Today’s employees have strong feelings about hybrid work–positive ones that is. According to Microsoft’s 2021 work trend index, 73% of respondents across over 30,000 people in 31 countries desire more remote work options.
But managers aren’t so rosy on the subject. Why are today’s leaders having such a hard time adapting? Lack of planning might be the culprit. According to McKinsey, 68% of Oregon organizations have no detailed plan in place for hybrid work.
It doesn’t have to be this way. The point of the hybrid work model is to satisfy employee’s desires for flexibility, manager’s desires for streamlined office management, and everyone’s desire to stay safe. Managers must meet these new challenges head on by crafting a detailed hybrid work plan that reduces their stress while setting their employees up for success.
Our Guest: Reid Hiatt, Tactic
On our latest #WorkTrends podcast, I spoke with Reid Hiatt, CEO of Tactic, an innovative hybrid workplace solution bridging the gap between remote and office work. Reid has worked closely with a number of proactive companies ranging from small startups to global enterprises. Therefore, Reid has a unique perspective on how companies can create meaningful and effective workplaces in a hybrid work environment.
When asked how to keep teams productive in a new hybrid model, Ried had this to say:
“The key to making (them) productive is providing transparency into what’s going on at the office,” Reid says. “So that before making that commute…they understand what type of experience they’re going to get when they go there.”
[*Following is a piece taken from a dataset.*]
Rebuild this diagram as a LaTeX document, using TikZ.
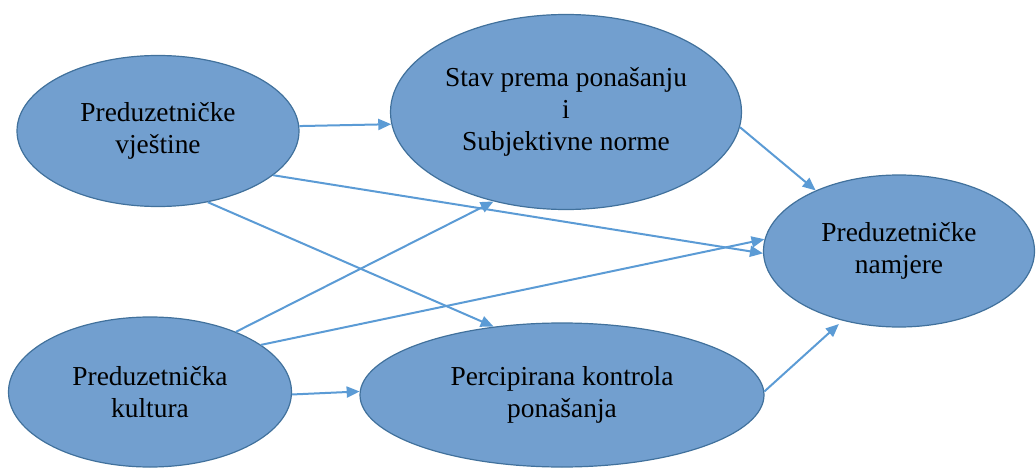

Managing Employee Schedules Effectively in a Hybrid Work Model
For managers, the hybrid work model introduces new challenges, such as handling their employee’s in-office schedules. Reid stresses the importance of creating processes to address these challenges, and says there are new tools to help them do it:
“It’s been really interesting over the past several months just to see how much innovation has happened in this area…making hybrid work not just possible, but the best way to work for most companies long term. This is a huge reason why we built Tactic.”
Reid explains that tools like Tactic take the guesswork out of the process. Ultimately, it gives people complete control over their hybrid office space experience. It also empowers companies to set capacity limits at the office and manage collaborative projects.
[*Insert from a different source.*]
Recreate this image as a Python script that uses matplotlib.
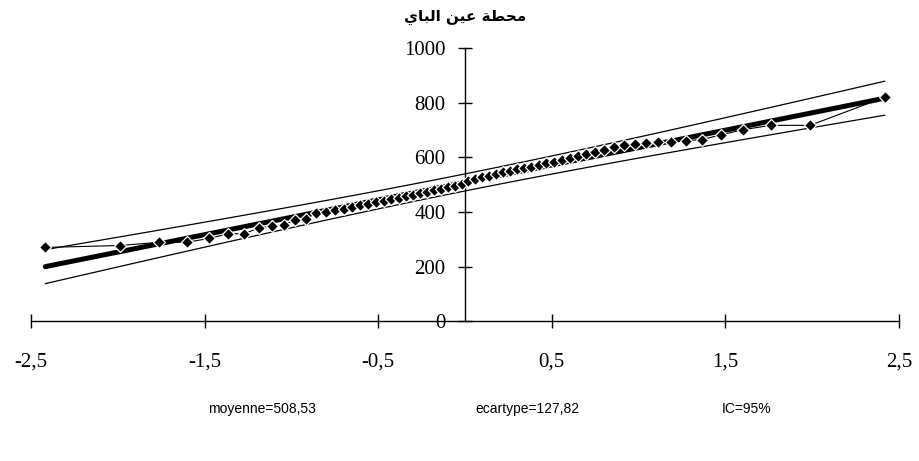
import matplotlib
matplotlib.use("Agg")
import matplotlib.pyplot as plt
from matplotlib.ticker import FuncFormatter
from statistics import NormalDist
import numpy as np

# Sorted observations (normal probability / Henry plot)
values = [270, 277, 289, 289, 303, 320, 320, 341, 348, 353, 371, 375, 395,
          400, 407, 412, 419, 425, 430, 437, 440, 447, 452, 458, 462, 469,
          473, 480, 484, 491, 497, 504, 512, 520, 527, 533, 538, 546, 551,
          556, 562, 566, 573, 578, 584, 590, 597, 604, 612, 620, 626, 640,
          647, 648, 653, 656, 658, 662, 666, 683, 702, 718, 718, 821]
mean_val = 508.53
std_val = 127.82
conf_level = 0.95

title = "محطة عين الباي"
x_ticks = [-2.5, -1.5, -0.5, 0.5, 1.5, 2.5]
y_ticks = [0, 200, 400, 600, 800, 1000]
footer = ["moyenne=508,53", "ecartype=127,82", "IC=95%"]


def shape_arabic(text):
    """Minimal Arabic shaping: contextual presentation forms, visual order."""
    forms = {  # isolated, final, initial, medial
        "ا": ("\uFE8D", "\uFE8E", None, None),
        "ب": ("\uFE8F", "\uFE90", "\uFE91", "\uFE92"),
        "ة": ("\uFE93", "\uFE94", None, None),
        "ح": ("\uFEA1", "\uFEA2", "\uFEA3", "\uFEA4"),
        "ط": ("\uFEC1", "\uFEC2", "\uFEC3", "\uFEC4"),
        "ع": ("\uFEC9", "\uFECA", "\uFECB", "\uFECC"),
        "ل": ("\uFEDD", "\uFEDE", "\uFEDF", "\uFEE0"),
        "م": ("\uFEE1", "\uFEE2", "\uFEE3", "\uFEE4"),
        "ن": ("\uFEE5", "\uFEE6", "\uFEE7", "\uFEE8"),
        "ي": ("\uFEF1", "\uFEF2", "\uFEF3", "\uFEF4"),
    }
    out = []
    for i, ch in enumerate(text):
        if ch not in forms:
            out.append(ch)
            continue
        prev = text[i - 1] if i > 0 else ""
        nxt = text[i + 1] if i + 1 < len(text) else ""
        join_prev = prev in forms and forms[prev][2] is not None
        join_next = nxt in forms and forms[ch][2] is not None
        iso, fin, ini, med = forms[ch]
        if join_prev and join_next:
            out.append(med)
        elif join_prev:
            out.append(fin)
        elif join_next:
            out.append(ini)
        else:
            out.append(iso)
    return "".join(reversed(out))


n = len(values)
nd = NormalDist()
z = np.array([nd.inv_cdf((i - 0.5) / n) for i in range(1, n + 1)])
fit = mean_val + std_val * z
k = nd.inv_cdf(0.5 + conf_level / 2)
half = k * std_val * np.sqrt(1.0 / n + z ** 2 / (2 * (n - 1)))

W, H = 919, 461
fig = plt.figure(figsize=(W / 100, H / 100), dpi=100)
ax = fig.add_axes([31 / W, (H - 321) / H, 868 / W, 272.5 / H])

ax.plot(z, fit + half, color="black", lw=0.9, zorder=2)
ax.plot(z, fit - half, color="black", lw=0.9, zorder=2)
ax.plot(z, fit, color="black", lw=3.6, solid_capstyle="round", zorder=3)
ax.plot(z, values, color="black", lw=0.8, zorder=4)
ax.plot(z, values, linestyle="none", marker="D", ms=6.5, mfc="black",
        mec="white", mew=0.9, zorder=5)

ax.set_xlim(-2.5, 2.5)
ax.set_ylim(0, 1000)
ax.spines["left"].set_position(("data", 0))
ax.spines["bottom"].set_position(("data", 0))
ax.spines["top"].set_visible(False)
ax.spines["right"].set_visible(False)
for s in ("left", "bottom"):
    ax.spines[s].set_linewidth(1.0)

ax.set_xticks(x_ticks)
ax.set_yticks(y_ticks)
fmt = FuncFormatter(lambda v, p: f"{v:g}".replace(".", ","))
ax.xaxis.set_major_formatter(fmt)
ax.yaxis.set_major_formatter(fmt)
ax.tick_params(axis="both", direction="inout", length=10, width=1.0,
               labelsize=15, colors="black")
ax.tick_params(axis="x", pad=18)
ax.tick_params(axis="y", pad=9)
for lab in ax.get_xticklabels() + ax.get_yticklabels():
    lab.set_family("Liberation Serif")

fig.text(465 / W, 1 - 17 / H, shape_arabic(title), ha="center", va="center",
         fontsize=11, fontweight="bold", family="DejaVu Sans")

for xc, txt in zip([262, 527, 747], footer):
    fig.text(xc / W, 1 - 409 / H, txt, ha="center", va="center",
             fontsize=10, family="Liberation Sans")

fig.savefig("out.png", dpi=100)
“I think there’s going to be continued innovation in this area, and it’s going to make the transition even more seamless in connecting people in a remote friendly work environment,” Reid says.
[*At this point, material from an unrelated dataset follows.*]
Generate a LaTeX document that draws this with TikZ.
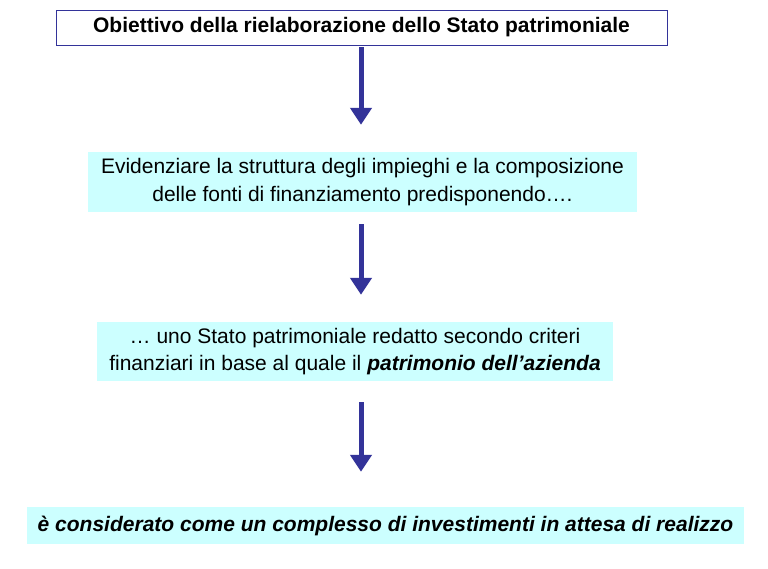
\documentclass[tikz,border=0pt]{standalone}
\usepackage{fontspec}
\setmainfont{Liberation Sans}
\usetikzlibrary{arrows.meta}
\definecolor{arrblue}{HTML}{333399}
\definecolor{boxcyan}{HTML}{CCFFFF}
\begin{document}
\begin{tikzpicture}[x=1pt,y=-1pt,
  txt/.style={font=\fontsize{21}{27.5}\selectfont, align=center, inner sep=0pt},
  titlebox/.style={txt, draw=arrblue, line width=0.8pt, fill=white},
  cyanbox/.style={txt, fill=boxcyan},
  arr/.style={draw=arrblue, line width=5pt, -{Triangle[width=21pt,length=17pt]}}]
\useasboundingbox[fill=white] (0,0) rectangle (768,568);
\node[titlebox, minimum width=611pt, minimum height=35pt] (b1) at (361.5,27.5)
  {\textbf{Obiettivo della rielaborazione dello Stato patrimoniale}};
\node[cyanbox, minimum width=549pt, minimum height=60pt] (b2) at (362.5,182)
  {Evidenziare la struttura degli impieghi e la composizione\\delle fonti di finanziamento predisponendo….};
\node[cyanbox, minimum width=516pt, minimum height=59pt] (b3) at (355,351.5)
  {… uno Stato patrimoniale redatto secondo criteri\\finanziari in base al quale il \textbf{\textit{patrimonio dell’azienda}}};
\node[cyanbox, minimum width=717pt, minimum height=37pt] (b4) at (385.5,525.5)
  {\textbf{\textit{è considerato come un complesso di investimenti in attesa di realizzo}}};
\coordinate (ax) at (361,0);
\draw[arr, shorten <=2pt, shorten >=27pt] (b1.south -| ax) -- (b2.north -| ax);
\draw[arr, shorten <=12pt, shorten >=27pt] (b2.south -| ax) -- (b3.north -| ax);
\draw[arr, shorten <=21pt, shorten >=35pt] (b3.south -| ax) -- (b4.north -| ax);
\end{tikzpicture}
\end{document}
Bringing Employees Back Safely into the Hybrid Workplace
The pandemic is far from over, and as a result, companies are now tasked with balancing their need for occasional in-office collaboration with the burden of keeping their employees safe while doing it.
“Most of the companies that we work with typically will rely on local or federal governments to define what safe looks like,” Reid says. “OSHA is a huge resource for a lot of the companies that we work with in trying to identify how we can get people back into the office safely.”
Reid adds that a company must first understand the local or federal guidelines. Then, they can use any number of tools to outline what safety looks like for their organization.
The Future of the Workplace
Technology has always led the charge in the evolution of the workplace. Reid believes that we’ve only seen the tip of the iceberg:
“We’re already seeing it now with all of the video conferencing technology that’s continuing to be improved. I think that’s going to evolve very rapidly into virtual reality. I’ve had the opportunity to kind of play around a little bit with some of these virtual workplaces. And it’s honestly—really cool.”